Our licensed HVAC contractors manage every step of the permit process, from application to final inspection sign-off, and we include permit fees transparently in every estimate. We stay current with 2026 Los Angeles building codes and work with local inspectors regularly, which means fewer delays and no surprises. Whether you need a new system installation, a full replacement, or air conditioner repairs handled the right way, we are ready to help. Call Upright Construction & HVAC or visit uprightch.com to get a transparent estimate that includes everything, permits and all.
FAQ
Do I need a permit to replace my HVAC system?
Yes. A mechanical permit is required for nearly all HVAC replacements, including like-for-like swaps, because inspectors must verify that gas connections, venting, and safety controls meet current code.

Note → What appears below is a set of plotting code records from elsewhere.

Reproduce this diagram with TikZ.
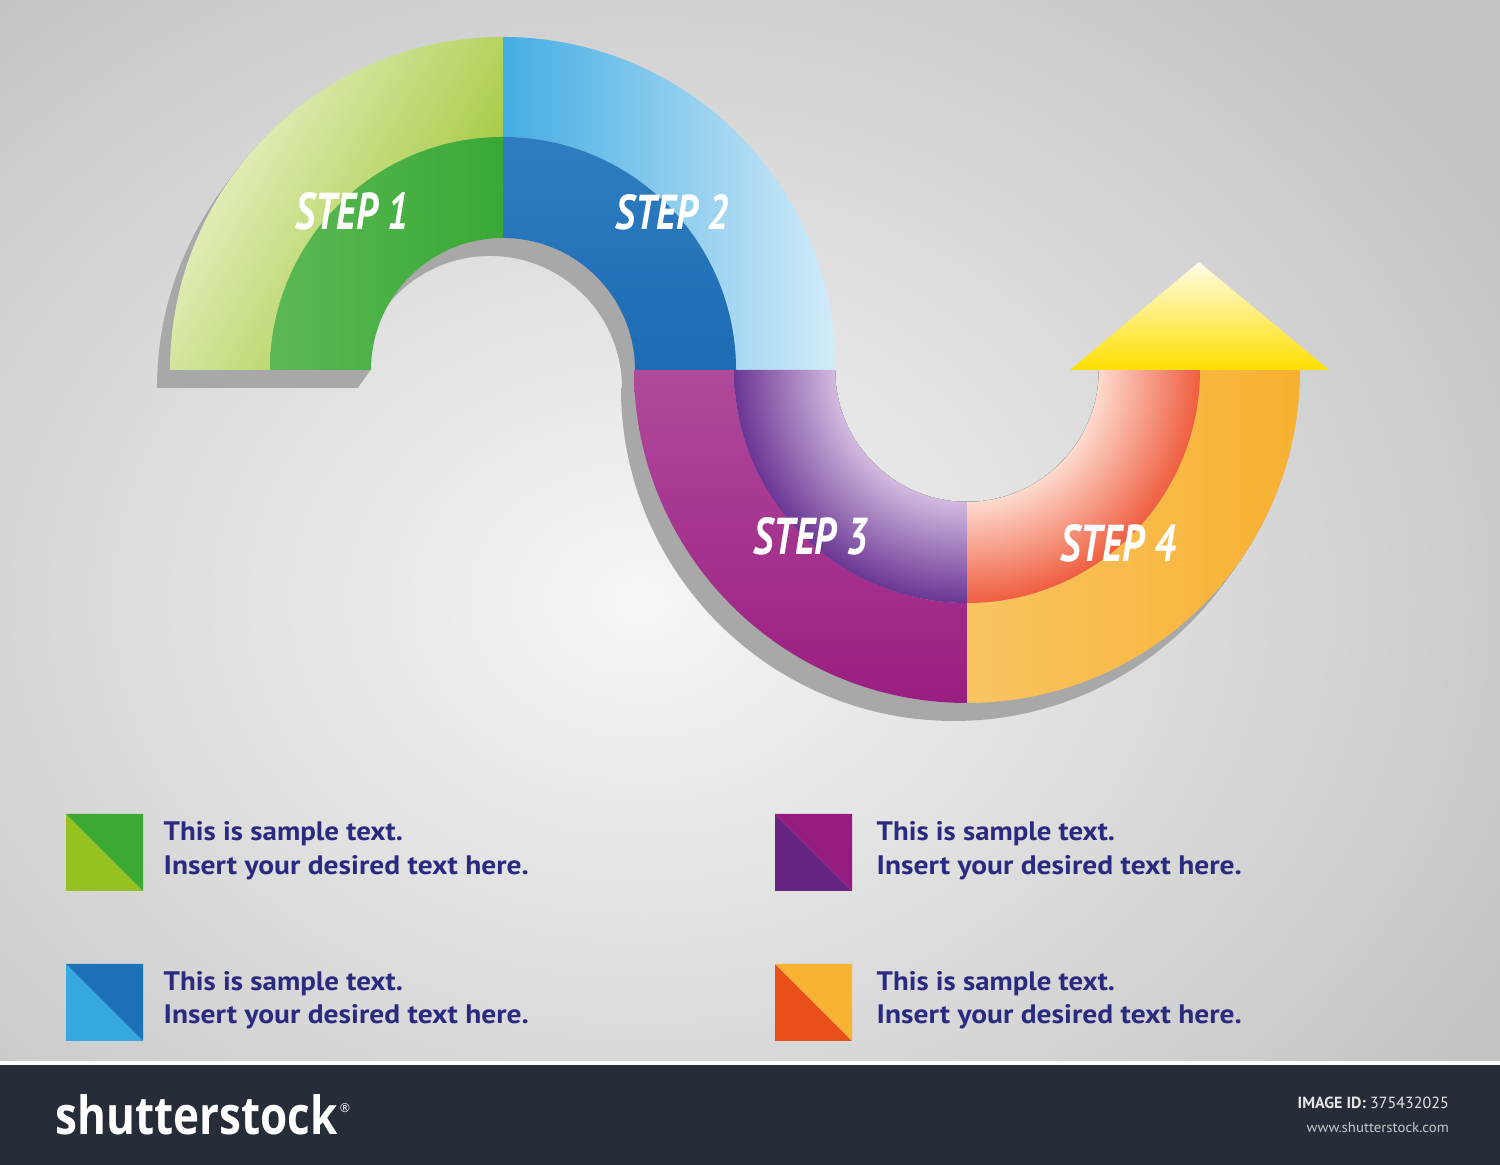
\documentclass[tikz,border=0pt]{standalone}
\usepackage{fontspec}
\usepackage{graphicx}
\setmainfont{PT Sans}
\newfontfamily\logofont{Open Sans}
\definecolor{bgin}{HTML}{F6F6F6}
\definecolor{bgout}{HTML}{C4C4C4}
\definecolor{footerc}{HTML}{272D38}
\definecolor{shadowc}{HTML}{A8A8A8}
\definecolor{gOutA}{HTML}{EEF5D2}
\definecolor{gOutB}{HTML}{9AC42C}
\definecolor{gInA}{HTML}{5CB855}
\definecolor{gInB}{HTML}{38A935}
\definecolor{bOutA}{HTML}{44ADE3}
\definecolor{bOutB}{HTML}{D2EBF9}
\definecolor{bInA}{HTML}{2F7DC0}
\definecolor{bInB}{HTML}{1C6BB4}
\definecolor{pOutA}{HTML}{B04A9B}
\definecolor{pOutB}{HTML}{981A80}
\definecolor{pOutC}{HTML}{9A1E82}
\definecolor{lavPale}{HTML}{D2B9DF}
\definecolor{lavDark}{HTML}{6A3694}
\definecolor{salPale}{HTML}{FDD9CC}
\definecolor{salDark}{HTML}{EF5E40}
\definecolor{oOutA}{HTML}{F9C462}
\definecolor{oOutB}{HTML}{F8B131}
\definecolor{yA}{HTML}{FFFBE6}
\definecolor{yB}{HTML}{FFEA4A}
\definecolor{yC}{HTML}{FFDF00}
\definecolor{txtblue}{HTML}{2A2A80}
\definecolor{sqOneA}{HTML}{3AAA35}
\definecolor{sqOneB}{HTML}{95C11F}
\definecolor{sqTwoA}{HTML}{1D71B8}
\definecolor{sqTwoB}{HTML}{36A9E1}
\definecolor{sqThreeA}{HTML}{951B81}
\definecolor{sqThreeB}{HTML}{662483}
\definecolor{sqFourA}{HTML}{F9B233}
\definecolor{sqFourB}{HTML}{E94E1B}
\definecolor{idtext}{HTML}{E6E6E6}
\definecolor{wwwtext}{HTML}{C4C8CC}
\pgfdeclareradialshading{lavshade}{\pgfpoint{0bp}{0bp}}{color(0bp)=(lavPale); color(14.2bp)=(lavPale); color(25bp)=(lavDark); color(50bp)=(lavDark)}
\pgfdeclareradialshading{salshade}{\pgfpoint{0bp}{0bp}}{color(0bp)=(salPale); color(14.2bp)=(salPale); color(25bp)=(salDark); color(50bp)=(salDark)}
\newcommand\bandpath[4]{(#1:#3) arc[start angle=#1,end angle=#2,radius=#3] -- (#2:#4) arc[start angle=#2,end angle=#1,radius=#4] -- cycle}
\tikzset{
  steplabel/.style={anchor=base west, inner sep=0pt, text=white, font=\bfseries\itshape},
  lgtext/.style={anchor=base west, inner sep=0pt, text=txtblue, font=\bfseries}
}
\begin{document}
\begin{tikzpicture}[x=0.01cm,y=0.01cm]
\useasboundingbox (0,0) rectangle (1500,1165);
% background
\begin{scope}
  \clip (0,104) rectangle (1500,1165);
  \shade[inner color=bgin, outer color=bgout] (-360,-235) rectangle (1640,1365);
\end{scope}
\fill[white] (0,100) rectangle (1500,104);
\fill[footerc] (0,0) rectangle (1500,100);
% shadow (extruded)
\foreach \t in {0.05,0.1,...,1.01}{
  \fill[shadowc] ({836-13*\t},{795-18*\t}) arc[start angle=0,end angle=180,radius=333] -- ({371-13*\t},{795-18*\t}) arc[start angle=180,end angle=0,radius=132] -- cycle;
  \fill[shadowc] ({634-13*\t},{795-18*\t}) arc[start angle=180,end angle=360,radius=333] -- (1099,795) arc[start angle=360,end angle=180,radius=132] -- cycle;
}
% first arc
\begin{scope}[shift={(503,795)}]
  \shade[top color=gOutA, bottom color=gOutB, shading angle=60] \bandpath{90}{180}{333}{233};
  \shade[left color=gInA, right color=gInB] \bandpath{90}{180}{233}{132};
  \shade[left color=bOutA, right color=bOutB] \bandpath{0}{90}{333}{233};
  \shade[top color=bInA, bottom color=bInB] \bandpath{0}{90}{233}{132};
\end{scope}
% second arc
\begin{scope}[shift={(967,795)}]
  \shade[top color=pOutA, middle color=pOutB, bottom color=pOutC] \bandpath{180}{270}{333}{233};
  \begin{scope}
    \clip \bandpath{180}{270}{233}{132};
    \shade[shading=lavshade] (0,0) circle[radius=233];
  \end{scope}
  \shade[left color=oOutA, middle color=oOutB, right color=oOutB] \bandpath{270}{360}{333}{233};
  \begin{scope}
    \clip \bandpath{270}{360}{233}{132};
    \shade[shading=salshade] (0,0) circle[radius=233];
  \end{scope}
\end{scope}
% arrow head
\shade[top color=yA, middle color=yB, bottom color=yC] (1070,795) -- (1329,795) -- (1199,903) -- cycle;
% step labels
\node[steplabel] (s1) at (295,935) {\resizebox{1.13cm}{0.37cm}{STEP 1}};
\node[steplabel] (s2) at (615,935) {\resizebox{1.13cm}{0.35cm}{STEP 2}};
\node[steplabel] (s3) at (753,610) {\resizebox{1.14cm}{0.37cm}{STEP 3}};
\node[steplabel] (s4) at (1060,603) {\resizebox{1.15cm}{0.37cm}{STEP 4}};
% legend squares
\fill[sqOneB] (66,351) -- (66,274) -- (143,274) -- cycle;
\fill[sqOneA] (66,351) -- (143,351) -- (143,274) -- cycle;
\fill[sqTwoB] (66,201) -- (66,124) -- (143,124) -- cycle;
\fill[sqTwoA] (66,201) -- (143,201) -- (143,124) -- cycle;
\fill[sqThreeB] (775,351) -- (775,274) -- (852,274) -- cycle;
\fill[sqThreeA] (775,351) -- (852,351) -- (852,274) -- cycle;
\fill[sqFourB] (775,201) -- (775,124) -- (852,124) -- cycle;
\fill[sqFourA] (775,201) -- (852,201) -- (852,124) -- cycle;
% legend texts
\node[lgtext] (l1a) at (163,324) {\resizebox{2.39cm}{0.19cm}{This is sample text.}};
\node[lgtext] (l1b) at (163,290) {\resizebox{3.65cm}{0.19cm}{Insert your desired text here.}};
\node[lgtext] (l2a) at (163,174) {\resizebox{2.39cm}{0.19cm}{This is sample text.}};
\node[lgtext] (l2b) at (163,141) {\resizebox{3.65cm}{0.19cm}{Insert your desired text here.}};
\node[lgtext] (l3a) at (876,324) {\resizebox{2.38cm}{0.19cm}{This is sample text.}};
\node[lgtext] (l3b) at (876,290) {\resizebox{3.65cm}{0.19cm}{Insert your desired text here.}};
\node[lgtext] (l4a) at (876,174) {\resizebox{2.38cm}{0.19cm}{This is sample text.}};
\node[lgtext] (l4b) at (876,141) {\resizebox{3.65cm}{0.19cm}{Insert your desired text here.}};
% footer
\node[anchor=base west, inner sep=0pt, text=white] (logo) at (55,30) {\resizebox{2.82cm}{0.40cm}{\logofont\bfseries shutterstock}};
\node[inner sep=0pt, text=white] (reg) at (345,57) {\logofont\fontsize{3.5}{4}\selectfont ®};
\node[anchor=base west, inner sep=0pt, text=idtext] (imgid) at (1297,56) {\resizebox{1.51cm}{0.115cm}{\bfseries IMAGE ID:\mdseries\ 375432025}};
\node[anchor=base west, inner sep=0pt, text=wwwtext] (www) at (1306,32) {\resizebox{1.42cm}{0.10cm}{www.shutterstock.com}};
\end{tikzpicture}
\end{document}
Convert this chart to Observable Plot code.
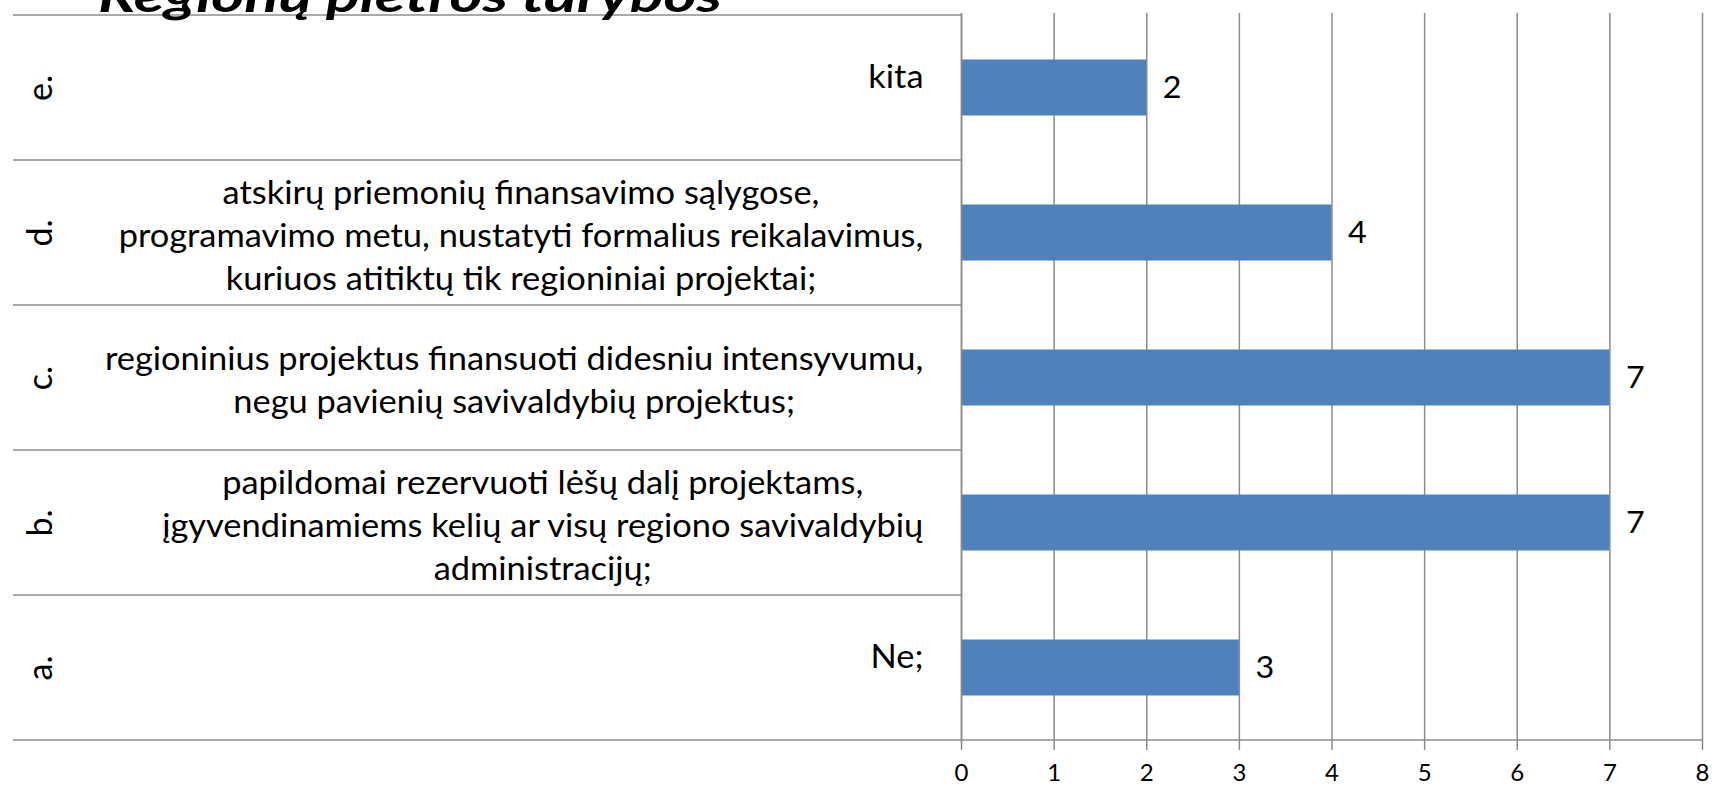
<!DOCTYPE html>
<html><head><meta charset="utf-8">
<script src="https://cdn.jsdelivr.net/npm/d3@7"></script>
<script src="https://cdn.jsdelivr.net/npm/@observablehq/plot@0.6"></script>
<style>
html,body{margin:0;padding:0;background:#fff;overflow:hidden}
#wrap{position:relative;width:1713px;height:785px}
</style></head><body><div id="wrap"></div>
<script>
const title = "Regionų plėtros tarybos";
const letters = ["a.", "b.", "c.", "d.", "e."];
const labels = [
  "Ne;",
  "papildomai rezervuoti lėšų dalį projektams,\nįgyvendinamiems kelių ar visų regiono savivaldybių\nadministracijų;",
  "regioninius projektus finansuoti didesniu intensyvumu,\nnegu pavienių savivaldybių projektus;",
  "atskirų priemonių finansavimo sąlygose,\nprogramavimo metu, nustatyti formalius reikalavimus,\nkuriuos atitiktų tik regioniniai projektai;",
  "kita"
];
const values = [3, 7, 7, 4, 2];
const xTicks = [0, 1, 2, 3, 4, 5, 6, 7, 8];

const rows = letters.map((l, i) => ({letter: l, label: labels[i], value: values[i]}));
const GRAY = "#8c8c8c";
const FONT = "Lato, 'Open Sans', sans-serif";

const plot = Plot.plot({
  width: 1713, height: 785,
  marginLeft: 961, marginRight: 11, marginTop: 13, marginBottom: 43,
  style: {fontFamily: FONT, background: "white", color: "#000"},
  x: {domain: [0, 8], label: null},
  y: {domain: [...letters].reverse(), padding: 0, axis: null},
  marks: [
    Plot.gridX(xTicks, {stroke: GRAY, strokeOpacity: 1, strokeWidth: 1.5}),
    Plot.axisX(xTicks, {tickSize: 8, tickPadding: 13, fontSize: 24, stroke: GRAY, strokeWidth: 1.5, tickFormat: d => String(d), label: null}),
    Plot.barX(rows, {x: "value", y: "letter", fill: "#4F81BD", insetTop: 44.5, insetBottom: 44.5}),
    Plot.ruleX([0], {stroke: GRAY, strokeWidth: 1.5}),
    Plot.text(rows, {x: "value", y: "letter", text: d => String(d.value), textAnchor: "start", dx: 16, fontSize: 30, fill: "#000", ariaLabel: () => "vallabel"}),
    Plot.text(rows, {y: "letter", text: "label", frameAnchor: "left", textAnchor: "middle", lineAnchor: "middle", fontSize: 32, lineHeight: 1.34, fill: "#000", ariaLabel: () => "catlabel"}),
    Plot.text(rows, {y: "letter", text: "letter", frameAnchor: "left", dx: -920, rotate: -90, textAnchor: "middle", fontSize: 34, fill: "#000", ariaLabel: () => "letter"})
  ]
});
document.getElementById("wrap").appendChild(plot);

const svg = d3.select(plot);
const ys = plot.scale("y");
const bw = ys.bandwidth;
const xs = plot.scale("x");
const x0 = xs.apply(0), x8 = xs.apply(8);

// table separator lines in the left area + bottom axis line
const lines = svg.append("g").attr("aria-label", "table-lines").attr("stroke", GRAY).attr("stroke-width", 1.5);
letters.forEach(l => {
  const top = ys.apply(l);
  lines.append("line").attr("x1", 13).attr("x2", x0).attr("y1", top).attr("y2", top);
});
const bottom = ys.apply(letters[0]) + bw;
lines.append("line").attr("x1", 13).attr("x2", x8).attr("y1", bottom).attr("y2", bottom);

// horizontal compression to match the reference text widths
let sx = 1;
svg.selectAll('text[aria-label="catlabel"] tspan').each(function() {
  if (this.textContent.startsWith("programavimo")) sx = 805 / this.getComputedTextLength();
});
const RIGHT = 923;
svg.selectAll('text[aria-label="catlabel"]').each(function() {
  const i = this.__data__;
  const w = this.getBBox().width;
  const y = ys.apply(rows[i].letter); // the group already carries the half-band offset
  this.removeAttribute("x"); this.removeAttribute("y");
  this.setAttribute("transform", `translate(${RIGHT - sx * w / 2},${y}) scale(${sx},1)`);
});
svg.selectAll('text[aria-label="vallabel"]').each(function() {
  const t = this.getAttribute("transform");
  if (t) this.setAttribute("transform", t + ` scale(${sx},1)`);
});

// title, cut off at the top like the reference
svg.append("text")
  .attr("x", 98).attr("y", 12)
  .attr("text-anchor", "start")
  .attr("font-family", FONT).attr("font-weight", 700).attr("font-style", "italic")
  .attr("font-size", 46).attr("fill", "#000")
  .attr("textLength", 624).attr("lengthAdjust", "spacingAndGlyphs")
  .text(title);
</script></body></html>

How much does an HVAC permit cost?
Residential HVAC permit fees typically range from $75 to $300 or more depending on your local jurisdiction and the scope of the project. New installations with ductwork and gas piping tend to cost more to permit than simple unit replacements.
How long does it take to get an HVAC permit?
Simple permits are often issued within 3 to 7 business days. Complex projects or those in busy jurisdictions can take several weeks, so plan your project timeline accordingly.
Can a homeowner pull their own HVAC permit?
Homeowners can pull permits for their primary residence in many states, but they cannot legally perform gas line work or refrigerant handling without proper certifications. Licensed contractors should handle all specialized HVAC work.
What happens if HVAC work is done without a permit?
Skipping permits can result in fines, insurance claim denials, and serious complications when selling your home. Retrofitting a permit after the fact often requires exposing concealed work, which adds significant cost.